Ms Wanga said more than 100 memorandums have been filed at the committee, adding that over 60 physical meetings with stakeholders are planned.

“As a committee, we will listen to all players and see how their views will help us strike a balance between the interests of the country and those of the people,” the Homa Bay Woman Representative said.

“Presentations by stakeholders will be key in amending the bill on the floor of the House.”

Mr Kunyiha told lawmakers that the proposed 15 per cent tax on cosmetics and beauty products is unjustified.

“Personal care products are not luxury goods but daily necessities. The proposed tax should be removed or at most be set at five per cent,” he said.

He added that input costs have risen tremendously, affecting consumer prices.

“If the tax increases, consumers will turn to cheap counterfeits.

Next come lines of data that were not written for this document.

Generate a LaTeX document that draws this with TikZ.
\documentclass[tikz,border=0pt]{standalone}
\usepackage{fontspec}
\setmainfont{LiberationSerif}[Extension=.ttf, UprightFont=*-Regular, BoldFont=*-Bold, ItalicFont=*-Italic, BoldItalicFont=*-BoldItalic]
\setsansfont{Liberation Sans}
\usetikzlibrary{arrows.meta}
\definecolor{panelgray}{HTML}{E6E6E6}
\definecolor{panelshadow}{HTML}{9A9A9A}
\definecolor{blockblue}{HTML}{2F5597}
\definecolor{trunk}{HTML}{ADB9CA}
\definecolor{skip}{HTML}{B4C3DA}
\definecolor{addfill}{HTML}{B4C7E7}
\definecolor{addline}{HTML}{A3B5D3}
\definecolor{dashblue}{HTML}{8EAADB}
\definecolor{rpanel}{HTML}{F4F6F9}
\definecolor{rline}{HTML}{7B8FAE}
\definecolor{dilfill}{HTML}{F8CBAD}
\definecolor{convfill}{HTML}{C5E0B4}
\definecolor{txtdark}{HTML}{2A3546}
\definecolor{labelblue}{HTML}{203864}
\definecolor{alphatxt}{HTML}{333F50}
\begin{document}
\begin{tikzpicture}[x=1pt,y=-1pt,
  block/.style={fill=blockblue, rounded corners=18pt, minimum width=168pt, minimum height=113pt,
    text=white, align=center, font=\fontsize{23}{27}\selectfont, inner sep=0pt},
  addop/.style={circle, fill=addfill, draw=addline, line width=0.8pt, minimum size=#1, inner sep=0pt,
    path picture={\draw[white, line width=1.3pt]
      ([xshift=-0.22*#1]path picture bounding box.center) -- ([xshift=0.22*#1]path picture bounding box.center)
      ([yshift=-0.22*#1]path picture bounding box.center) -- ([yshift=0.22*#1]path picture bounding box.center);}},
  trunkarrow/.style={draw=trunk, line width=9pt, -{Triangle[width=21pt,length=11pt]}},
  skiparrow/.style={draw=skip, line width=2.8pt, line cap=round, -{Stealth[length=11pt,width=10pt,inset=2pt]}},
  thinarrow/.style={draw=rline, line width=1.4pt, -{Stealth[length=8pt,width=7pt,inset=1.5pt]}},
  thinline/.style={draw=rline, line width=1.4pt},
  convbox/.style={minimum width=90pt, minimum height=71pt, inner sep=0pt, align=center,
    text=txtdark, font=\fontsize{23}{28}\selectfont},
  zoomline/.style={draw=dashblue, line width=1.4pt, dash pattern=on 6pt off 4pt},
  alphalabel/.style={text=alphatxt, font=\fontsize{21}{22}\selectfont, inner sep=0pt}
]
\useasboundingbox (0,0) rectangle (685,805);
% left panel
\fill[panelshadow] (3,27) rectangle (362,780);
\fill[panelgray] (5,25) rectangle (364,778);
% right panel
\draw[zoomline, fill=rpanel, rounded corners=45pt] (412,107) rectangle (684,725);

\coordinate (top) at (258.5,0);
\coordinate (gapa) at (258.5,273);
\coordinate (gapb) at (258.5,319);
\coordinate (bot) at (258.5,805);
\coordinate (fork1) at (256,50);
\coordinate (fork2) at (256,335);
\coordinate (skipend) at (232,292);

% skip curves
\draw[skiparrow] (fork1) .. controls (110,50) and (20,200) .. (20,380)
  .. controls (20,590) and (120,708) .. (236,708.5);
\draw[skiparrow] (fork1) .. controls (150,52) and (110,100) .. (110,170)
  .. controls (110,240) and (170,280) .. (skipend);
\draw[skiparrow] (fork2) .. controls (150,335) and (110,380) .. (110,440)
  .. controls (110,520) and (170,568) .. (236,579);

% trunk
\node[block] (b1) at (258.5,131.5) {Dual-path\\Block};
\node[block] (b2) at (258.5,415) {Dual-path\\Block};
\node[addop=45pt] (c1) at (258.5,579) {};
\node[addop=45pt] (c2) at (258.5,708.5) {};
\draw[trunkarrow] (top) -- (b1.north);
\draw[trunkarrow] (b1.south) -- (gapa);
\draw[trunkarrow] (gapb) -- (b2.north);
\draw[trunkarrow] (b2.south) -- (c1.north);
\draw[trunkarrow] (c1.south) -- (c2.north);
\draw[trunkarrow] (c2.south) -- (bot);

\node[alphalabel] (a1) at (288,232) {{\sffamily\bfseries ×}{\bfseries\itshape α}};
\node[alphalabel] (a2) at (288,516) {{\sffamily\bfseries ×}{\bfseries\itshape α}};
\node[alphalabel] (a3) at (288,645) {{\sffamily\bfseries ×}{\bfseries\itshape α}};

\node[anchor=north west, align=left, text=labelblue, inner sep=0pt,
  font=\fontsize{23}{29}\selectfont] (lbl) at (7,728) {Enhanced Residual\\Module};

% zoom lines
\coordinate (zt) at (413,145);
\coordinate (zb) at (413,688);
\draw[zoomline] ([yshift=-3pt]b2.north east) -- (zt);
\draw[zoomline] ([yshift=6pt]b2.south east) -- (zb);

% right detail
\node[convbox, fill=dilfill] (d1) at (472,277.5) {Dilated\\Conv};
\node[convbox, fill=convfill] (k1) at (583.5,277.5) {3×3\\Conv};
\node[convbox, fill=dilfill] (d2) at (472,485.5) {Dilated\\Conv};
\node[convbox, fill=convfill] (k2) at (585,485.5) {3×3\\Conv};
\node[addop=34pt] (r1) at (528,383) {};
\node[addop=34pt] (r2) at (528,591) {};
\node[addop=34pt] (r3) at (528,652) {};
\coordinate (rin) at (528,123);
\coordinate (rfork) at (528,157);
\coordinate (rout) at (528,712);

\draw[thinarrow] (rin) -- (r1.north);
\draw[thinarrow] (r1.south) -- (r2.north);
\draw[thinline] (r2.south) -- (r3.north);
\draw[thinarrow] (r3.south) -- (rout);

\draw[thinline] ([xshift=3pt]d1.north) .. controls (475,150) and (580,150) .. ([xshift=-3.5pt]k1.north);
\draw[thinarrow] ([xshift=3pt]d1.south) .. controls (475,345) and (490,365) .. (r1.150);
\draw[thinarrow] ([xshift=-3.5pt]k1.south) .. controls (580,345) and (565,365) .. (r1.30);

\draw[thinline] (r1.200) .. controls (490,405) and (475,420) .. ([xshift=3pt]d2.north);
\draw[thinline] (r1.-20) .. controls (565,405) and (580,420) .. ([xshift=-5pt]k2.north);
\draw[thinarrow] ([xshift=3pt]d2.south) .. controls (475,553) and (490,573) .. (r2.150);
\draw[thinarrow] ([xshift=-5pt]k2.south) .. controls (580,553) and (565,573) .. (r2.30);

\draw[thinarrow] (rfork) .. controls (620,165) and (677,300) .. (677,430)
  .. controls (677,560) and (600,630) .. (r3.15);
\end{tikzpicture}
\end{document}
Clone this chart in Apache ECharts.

The illicit trade of cosmetics deprives the government large amounts of revenue,” Mr Kunyiha said.

KAM said the local industry is still young and needs to be encouraged to grow.

The proposal to increase duty on ice cream and other edible ice, whether containing cocoa or not, by 15 per cent has also been criticised.

Mr Erastus Omollo, who was at the committee on behalf of the Institute of Certified Public Accountants of Kenya, said while it appreciates the need to mobilise domestic revenue, the proposal to amend the Tax Appeals Tribunal Act to require 50 per cent deposit of the disputed amount is unconstitutional.

“This will not cure delays associated with the resolution of tax disputes,” Mr Omollo said, adding that countries like the United Kingdom and the United States have entrenched specific timelines on resolution of tax disputes.